◆ **PROVIDED MATERIAL**:
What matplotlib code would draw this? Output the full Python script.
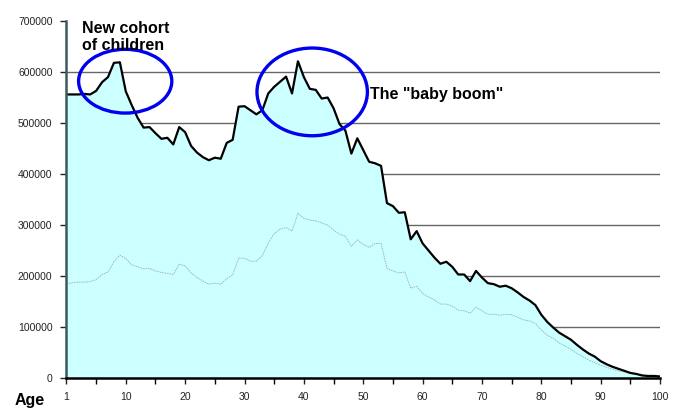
import matplotlib
matplotlib.use("Agg")
import matplotlib.pyplot as plt
from matplotlib.patches import Ellipse
import numpy as np

plt.rcParams['font.family'] = ['Liberation Sans', 'DejaVu Sans']

# ages 0..100 (x axis labelled 1, 10, 20 ... 100)
ages = np.arange(0, 101)

# total population by single year of age
population = [
    556, 556, 556, 557, 556, 563, 580, 590, 618, 619,
    562, 535, 510, 491, 492, 480, 469, 471, 458, 492,
    482, 455, 442, 433, 427, 432, 430, 461, 467, 532,
    533, 525, 517, 525, 558, 571, 581, 591, 558, 621,
    590, 567, 565, 548, 550, 529, 498, 485, 440, 470,
    447, 424, 421, 416, 343, 337, 324, 325, 272, 288,
    264, 250, 236, 224, 228, 218, 203, 203, 190, 210,
    197, 186, 184, 179, 181, 176, 168, 159, 152, 143,
    124, 110, 99, 89, 82, 75, 65, 56, 48, 42,
    33, 27, 22, 18, 14, 10, 8, 5, 4, 4,
    3,
]

# lower (thin) series
sub_population = [
    184, 187, 188, 188, 189, 193, 203, 208, 228, 241,
    234, 222, 218, 214, 215, 210, 207, 205, 203, 223,
    220, 206, 197, 190, 184, 186, 184, 195, 202, 235,
    235, 229, 229, 240, 265, 283, 292, 295, 288, 323,
    313, 310, 308, 304, 300, 290, 282, 278, 258, 271,
    262, 256, 264, 264, 215, 210, 206, 208, 176, 180,
    166, 159, 153, 145, 145, 141, 133, 132, 127, 139,
    132, 125, 125, 123, 125, 124, 119, 114, 112, 107,
    94, 84, 78, 69, 63, 56, 48, 42, 35, 30,
    25, 21, 17, 14, 12, 9, 7, 5, 3, 3,
    2,
]

population = np.array(population) * 1000
sub_population = np.array(sub_population) * 1000

xtick_pos = list(range(0, 101, 10))
xtick_labels = ['1'] + [str(v) for v in range(10, 101, 10)]
yticks = list(range(0, 700001, 100000))

fig = plt.figure(figsize=(6.78, 4.08), dpi=100)
ax = fig.add_axes([0.098, 0.0735, 0.8755, 0.875])

# grid behind the filled area
for v in yticks[1:-1]:
    ax.axhline(v, color='#666666', lw=1.0, zorder=1)

ax.fill_between(ages, population, 0, color='#CCFFFF', lw=0, zorder=2)
ax.plot(ages, sub_population, color='#9DB0B4', lw=0.6, ls=(0, (2, 1)), zorder=3)
ax.plot(ages, population, color='black', lw=1.6, zorder=4)

ax.set_xlim(0, 100)
ax.set_ylim(0, 700000)
ax.set_xticks(xtick_pos)
ax.set_xticklabels(xtick_labels)
ax.set_xticks(range(5, 100, 10), minor=True)
ax.set_yticks(yticks)
ax.set_yticklabels([str(v) for v in yticks])

ax.tick_params(axis='both', labelsize=7.5, colors='#222222', length=4, width=1, pad=6)
ax.tick_params(axis='x', which='minor', length=4, width=1)

for s in ['top', 'right']:
    ax.spines[s].set_visible(False)
ax.spines['left'].set_color('#3C5A5A')
ax.spines['left'].set_linewidth(1.8)
ax.spines['bottom'].set_color('black')
ax.spines['bottom'].set_linewidth(1.8)
ax.spines['left'].set_zorder(5)
ax.spines['bottom'].set_zorder(5)

# highlight circles
ax.add_patch(Ellipse((9.9, 582000), 15.7, 125000, fill=False, ec='#0000EE', lw=2.4,
                     zorder=6, clip_on=False))
ax.add_patch(Ellipse((41.4, 561000), 18.6, 172000, fill=False, ec='#0000EE', lw=2.4,
                     zorder=6, clip_on=False))

ax.text(2.7, 700000, 'New cohort\nof children', fontsize=11.5, fontweight='bold',
        va='top', ha='left', linespacing=1.15, zorder=7)
ax.text(51.2, 555000, 'The "baby boom"', fontsize=11.5, fontweight='bold',
        va='center', ha='left', zorder=7)

fig.text(0.021, 0.0, 'Age', fontsize=11.5, fontweight='bold', ha='left', va='bottom')

# title, almost entirely cut off at the top edge (only descenders show)
fig.text(0.494, 1.018, 'Population by Age', fontsize=24, fontweight='bold',
         ha='center', va='baseline')

fig.savefig('out.png', dpi=100)
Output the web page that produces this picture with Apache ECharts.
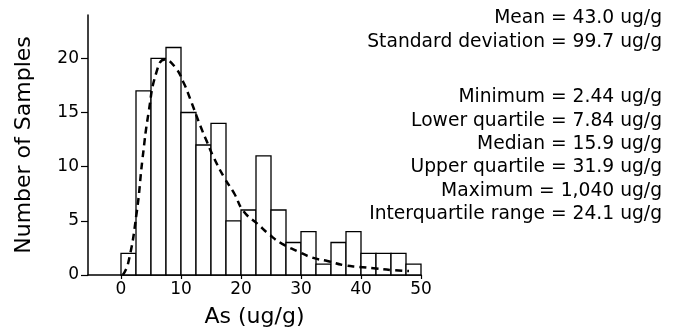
<!DOCTYPE html>
<html>
<head>
<meta charset="utf-8">
<script src="https://cdn.jsdelivr.net/npm/echarts@6/dist/echarts.min.js"></script>
<style>
html,body{margin:0;padding:0;background:#fff;}
#chart{width:686px;height:333px;}
</style>
</head>
<body>
<div id="chart"></div>
<script>
// Histogram bin edges (ug/g) and counts
const binEdges = [0,2.5,5,7.5,10,12.5,15,17.5,20,22.5,25,27.5,30,32.5,35,37.5,40,42.5,45,47.5,50];
const binCounts = [2,17,20,21,15,12,14,5,6,11,6,3,4,1,3,4,2,2,2,1];
// Fitted curve (dashed)
const curveX = [0.3,1.2,2.6,3.6,4.6,5.9,7.3,9.0,10.4,11.5,13.2,14.4,15.5,17.2,18.9,20.4,22.8,24.8,26.8,29.4,31.9,34.4,37.2,39.7,42.5,45.3,48.0];
const curveY = [0.0,1.1,5.7,10.8,15.0,18.7,19.9,19.2,17.8,16.3,13.8,12.2,10.8,9.0,7.5,5.9,4.7,3.7,2.9,2.2,1.6,1.3,0.9,0.75,0.6,0.45,0.36];
const xTickValues = [0,10,20,30,40,50];
const yTickValues = [0,5,10,15,20];
const statsLines = [
  "Mean = 43.0 ug/g",
  "Standard deviation = 99.7 ug/g",
  "",
  "Minimum = 2.44 ug/g",
  "Lower quartile = 7.84 ug/g",
  "Median = 15.9 ug/g",
  "Upper quartile = 31.9 ug/g",
  "Maximum = 1,040 ug/g",
  "Interquartile range = 24.1 ug/g"
];
const xTitle = "As (ug/g)";
const yTitle = "Number of Samples";

const FONT = "DejaVu Sans";
const chart = echarts.init(document.getElementById('chart'), null, {renderer:'canvas'});

const histData = binCounts.map((c,i)=>[binEdges[i], binEdges[i+1], c]);
const curveData = curveX.map((x,i)=>[x, curveY[i]]);

// stats text positions
const statY = [18, 42, 0, 97, 121, 144, 167, 191, 214];
const graphics = [];
statsLines.forEach((t,i)=>{
  if(!t) return;
  graphics.push({
    type:'text', x: 662, y: statY[i],
    style:{text:t, fill:'#000', font:'18.7px "'+FONT+'"', textAlign:'right', textVerticalAlign:'middle'}
  });
});

chart.setOption({
  animation:false,
  backgroundColor:'#fff',
  grid:{left:88, right:265, top:15, bottom:54},
  xAxis:{
    type:'value', min:-5.5, max:50,
    name:xTitle, nameLocation:'middle', nameGap:31,
    nameTextStyle:{color:'#000', fontSize:22, fontFamily:FONT},
    axisLine:{show:true, onZero:false, lineStyle:{color:'#000', width:1.5}},
    axisTick:{show:true, length:4, customValues:xTickValues, lineStyle:{color:'#000', width:1.2}},
    axisLabel:{show:true, customValues:xTickValues, color:'#000', fontSize:17, fontFamily:FONT, margin:6},
    splitLine:{show:false}
  },
  yAxis:{
    type:'value', min:0, max:24,
    name:yTitle, nameLocation:'middle', nameGap:53, nameRotate:90,
    nameTextStyle:{color:'#000', fontSize:22, fontFamily:FONT},
    axisLine:{show:true, onZero:false, lineStyle:{color:'#000', width:1.5}},
    axisTick:{show:true, length:7, customValues:yTickValues, lineStyle:{color:'#000', width:1.2}},
    axisLabel:{show:true, customValues:yTickValues, color:'#000', fontSize:17, fontFamily:FONT, margin:9},
    splitLine:{show:false}
  },
  series:[
    {
      type:'custom',
      data:histData,
      encode:{x:[0,1], y:2},
      renderItem:function(params, api){
        const p0 = api.coord([api.value(0), api.value(2)]);
        const p1 = api.coord([api.value(1), 0]);
        return {
          type:'rect',
          shape:{x:p0[0], y:p0[1], width:p1[0]-p0[0], height:p1[1]-p0[1]},
          style:{fill:'#fff', stroke:'#000', lineWidth:1.3}
        };
      },
      z:2
    },
    {
      type:'line',
      data:curveData,
      smooth:true,
      showSymbol:false,
      lineStyle:{color:'#000', width:2.5, type:[7,5]},
      z:3
    }
  ],
  graphic:graphics
});
</script>
</body>
</html>
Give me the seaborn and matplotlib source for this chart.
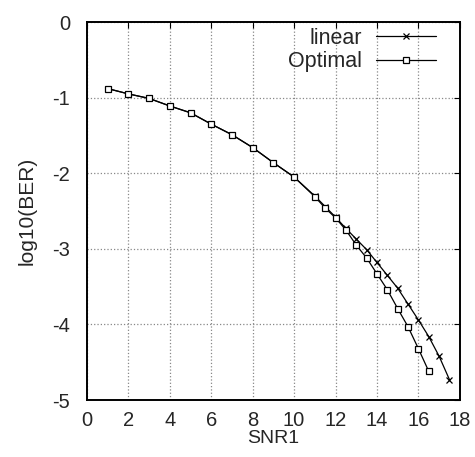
import numpy as np
import pandas as pd
import matplotlib
matplotlib.use('Agg')
import matplotlib.pyplot as plt
import seaborn as sns

# podaci ocitani sa slike
snr_linear = [1, 2, 3, 4, 5, 6, 7, 8, 9, 10, 11, 11.5, 12, 12.5, 13, 13.5,
              14, 14.5, 15, 15.5, 16, 16.5, 17, 17.5]
ber_linear = [-0.88, -0.95, -1.01, -1.11, -1.20, -1.35, -1.49, -1.66, -1.86, -2.05,
              -2.30, -2.44, -2.58, -2.73, -2.87, -3.01, -3.18, -3.35, -3.52, -3.73,
              -3.94, -4.16, -4.42, -4.73]

snr_optimal = [1, 2, 3, 4, 5, 6, 7, 8, 9, 10, 11, 11.5, 12, 12.5, 13, 13.5,
               14, 14.5, 15, 15.5, 16, 16.5]
ber_optimal = [-0.88, -0.95, -1.01, -1.11, -1.20, -1.35, -1.49, -1.66, -1.86, -2.05,
               -2.31, -2.46, -2.59, -2.75, -2.95, -3.12, -3.33, -3.54, -3.79, -4.03,
               -4.32, -4.62]

xticks = [0, 2, 4, 6, 8, 10, 12, 14, 16, 18]
yticks = [0, -1, -2, -3, -4, -5]

df_lin = pd.DataFrame({'SNR1': snr_linear, 'BER': ber_linear})
df_opt = pd.DataFrame({'SNR1': snr_optimal, 'BER': ber_optimal})

sns.set_style('white')
plt.rcParams['font.family'] = ['Liberation Sans', 'DejaVu Sans']
plt.rcParams['axes.unicode_minus'] = False

fig = plt.figure(figsize=(4.75, 4.57), dpi=100)
ax = fig.add_axes([0.183, 0.1247, 0.785, 0.827])

sns.lineplot(data=df_lin, x='SNR1', y='BER', ax=ax, color='black', lw=0.9,
             marker='x', markersize=4, markeredgewidth=0.9,
             markeredgecolor='black', label='linear')
sns.lineplot(data=df_opt, x='SNR1', y='BER', ax=ax, color='black', lw=0.9,
             marker='s', markersize=4.5, markerfacecolor='white',
             markeredgecolor='black', markeredgewidth=0.9, label='Optimal')

ax.set_xlim(0, 18)
ax.set_ylim(-5, 0)
ax.set_xticks(xticks)
ax.set_yticks(yticks)
ax.grid(True, color='#888888', linestyle=':', linewidth=0.9)
ax.tick_params(direction='in', length=4, top=True, right=True,
               labelsize=14.5, color='black')
ax.tick_params(axis='x', pad=8)
ax.tick_params(axis='y', pad=12)
for s in ax.spines.values():
    s.set_color('black')
    s.set_linewidth(1.4)

ax.set_xlabel('SNR1', fontsize=14, labelpad=0)
ax.set_ylabel('log10(BER)', fontsize=15, labelpad=11)

ax.legend(loc='upper right', bbox_to_anchor=(0.936, 0.985), frameon=False,
          markerfirst=False, fontsize=15.5, handlelength=2.8,
          handletextpad=0.65, borderaxespad=0, borderpad=0, labelspacing=0.12)

fig.savefig('out.png', dpi=100)
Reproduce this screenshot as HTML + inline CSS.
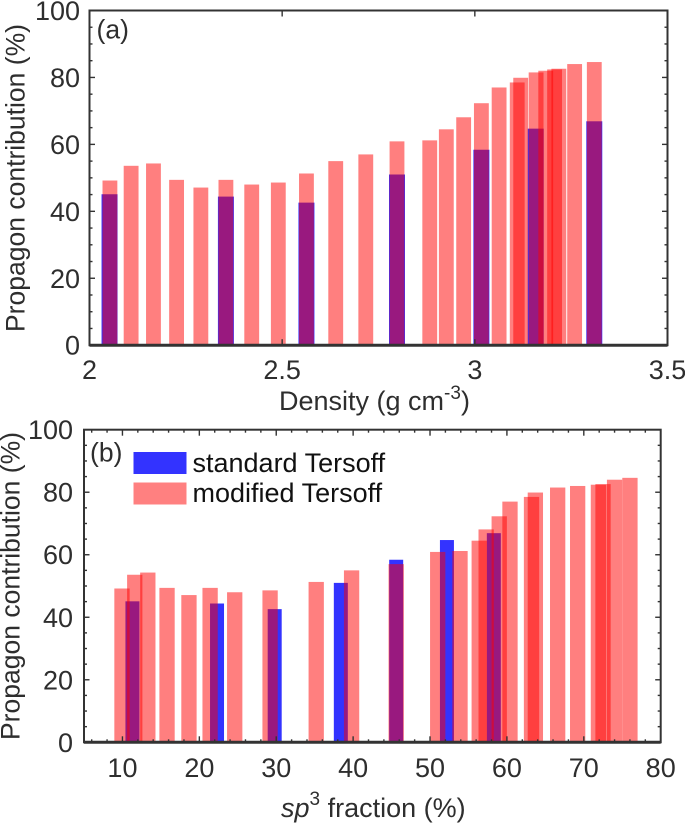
<!DOCTYPE html>
<html>
<head>
<meta charset="utf-8">
<style>
html,body{margin:0;padding:0;background:#fff;}
svg{display:block;font-family:"Liberation Sans",sans-serif;}
text{fill:#2e2e2e;}
</style>
</head>
<body>
<svg id="chart" xmlns="http://www.w3.org/2000/svg" width="685" height="823" viewBox="0 0 685 823">
  <g id="layer"></g>
  <text x="96.5" y="38.5" font-size="26.5">(a)</text>
  <text transform="translate(24.5,178) rotate(-90)" text-anchor="middle" font-size="27" textLength="308" lengthAdjust="spacingAndGlyphs">Propagon contribution (%)</text>
  <text x="279" y="410" font-size="27">Density (g cm<tspan dy="-11" font-size="19">-3</tspan><tspan dy="11">)</tspan></text>
  <text x="90" y="461.5" font-size="26.5">(b)</text>
  <text transform="translate(19.5,586) rotate(-90)" text-anchor="middle" font-size="27" textLength="308" lengthAdjust="spacingAndGlyphs">Propagon contribution (%)</text>
  <text x="281" y="817" font-size="27"><tspan font-style="italic">sp</tspan><tspan dy="-12" font-size="19">3</tspan><tspan dy="12"> fraction (%)</tspan></text>
  <rect x="133.5" y="452" width="53" height="22" fill="#3333ff"/>
  <text x="192.5" y="472" font-size="27" style="fill:#111">standard Tersoff</text>
  <rect x="133.5" y="482.5" width="53" height="22" fill="#ff8080"/>
  <text x="192.5" y="502" font-size="27" style="fill:#111">modified Tersoff</text>
</svg>
<script>
// Shared series values (%)
const modifiedValues = [49.2,53.6,54.3,49.4,47.1,49.4,48,48.6,51.3,55,57,60.9,61.2,64.5,68.1,72.3,77,78.5,79.9,81.5,82,82.4,82.6,84,84.6];
const standardValues = [45.1,44.4,42.6,51,58.4,64.7,66.9];

// Panel (a): density categories
const modifiedDensity = [2.053,2.108,2.166,2.226,2.289,2.354,2.421,2.49,2.563,2.639,2.717,2.798,2.883,2.926,2.971,3.017,3.063,3.11,3.119,3.159,3.184,3.207,3.218,3.259,3.31];
const standardDensity = [2.052,2.354,2.563,2.798,3.017,3.158,3.31];

// Panel (b): sp3 fraction categories
const modifiedSp3 = [9.94,11.6,13.3,15.8,18.65,21.4,24.6,29.2,35.2,39.8,45.6,51,53.9,56.4,57.3,59,60.4,63.2,63.7,66.6,69.2,71.9,72.5,74,76];
const standardSp3 = [11.3,22.3,29.8,38.4,45.6,52.2,58.3];

// Tick labels
const yTicks = [0,20,40,60,80,100];
const yMinorTicks = [5,10,15,25,30,35,45,50,55,65,70,75,85,90,95];
const densityTicks = [2,2.5,3,3.5];
const sp3Ticks = [10,20,30,40,50,60,70,80];
const sp3MinorTicks = [6,8,12,14,16,18,22,24,26,28,32,34,36,38,42,44,46,48,52,54,56,58,62,64,66,68,72,74,76,78];

const NS = 'http://www.w3.org/2000/svg';
const layer = document.getElementById('layer');
const INK = '#333333';

function make(tag, parent, attrs) {
  const el = document.createElementNS(NS, tag);
  for (const k in attrs) el.setAttribute(k, attrs[k]);
  parent.appendChild(el);
  return el;
}

function drawPanel(p) {
  const sx = v => p.left + (v - p.xMin) / (p.xMax - p.xMin) * (p.right - p.left);
  const sy = v => p.bottom - v / 100 * (p.bottom - p.top);

  const g = make('g', layer, {});
  
  

  p.standardX.forEach((x, i) => {
    const r = make('rect', g, {
      x: sx(x) - p.blueW / 2 * p.unit, y: sy(standardValues[i]),
      width: p.blueW * p.unit, height: sy(0) - sy(standardValues[i]),
      fill: '#0000ff', 'fill-opacity': 0.8
    });
    
    
  });
  p.modifiedX.forEach((x, i) => {
    const r = make('rect', g, {
      x: sx(x) - p.redW / 2 * p.unit, y: sy(modifiedValues[i]),
      width: p.redW * p.unit, height: sy(0) - sy(modifiedValues[i]),
      fill: '#ff0000', 'fill-opacity': 0.5
    });
    
    
  });

  const tick = (x1, y1, x2, y2) => {
    const l = make('line', g, { x1, y1, x2, y2, stroke: INK, 'stroke-width': 1.4 });
    
    
  };
  yTicks.forEach(v => { tick(p.left, sy(v), p.left + 5.5, sy(v)); tick(p.right, sy(v), p.right - 5.5, sy(v)); });
  yMinorTicks.forEach(v => { tick(p.left, sy(v), p.left + 3, sy(v)); tick(p.right, sy(v), p.right - 3, sy(v)); });
  p.xTicks.forEach(v => { tick(sx(v), p.bottom, sx(v), p.bottom - 6); tick(sx(v), p.top, sx(v), p.top + 6); });
  p.xMinor.forEach(v => { tick(sx(v), p.bottom, sx(v), p.bottom - 3); tick(sx(v), p.top, sx(v), p.top + 3); });

  const box = make('rect', g, { x: p.left, y: p.top, width: p.right - p.left, height: p.bottom - p.top, fill: 'none', stroke: INK, 'stroke-width': 2 });
  
  
  const base = make('line', g, { x1: p.left, y1: p.bottom, x2: p.right, y2: p.bottom, stroke: INK, 'stroke-width': 3 });
  
  

  yTicks.forEach(v => {
    const t = make('text', g, { x: p.left - p.yPad, y: sy(v) + 9.5, 'text-anchor': 'end', 'font-size': 27 });
    t.textContent = v;
    
    
  });
  p.xTicks.forEach(v => {
    const t = make('text', g, { x: sx(v), y: p.xLabelY, 'text-anchor': 'middle', 'font-size': 27 });
    t.textContent = v;
    
    
  });
}

drawPanel({
  id: 'panel-a', left: 89.5, right: 667.5, top: 10.5, bottom: 345.2,
  xMin: 2, xMax: 3.5, unit: 385.3, redW: 0.0385, blueW: 0.0415,
  modifiedX: modifiedDensity, standardX: standardDensity,
  xTicks: densityTicks, xMinor: [], yPad: 9.5, xLabelY: 379
});
drawPanel({
  id: 'panel-b', left: 84, right: 660.7, top: 429.7, bottom: 742.3,
  xMin: 5, xMax: 80, unit: 7.69, redW: 1.99, blueW: 1.82,
  modifiedX: modifiedSp3, standardX: standardSp3,
  xTicks: sp3Ticks, xMinor: sp3MinorTicks, yPad: 11, xLabelY: 777
});
</script>
</body>
</html>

◆ **THE EXERCISE**:
Repeat the records above exactly, from the first line through the line containing "ages = np.arange(0, 101)", and leave out the pictures.

◆ **RESPONSE TO THE TASK**:
What matplotlib code would draw this? Output the full Python script.
import matplotlib
matplotlib.use("Agg")
import matplotlib.pyplot as plt
from matplotlib.patches import Ellipse
import numpy as np

plt.rcParams['font.family'] = ['Liberation Sans', 'DejaVu Sans']

# ages 0..100 (x axis labelled 1, 10, 20 ... 100)
ages = np.arange(0, 101)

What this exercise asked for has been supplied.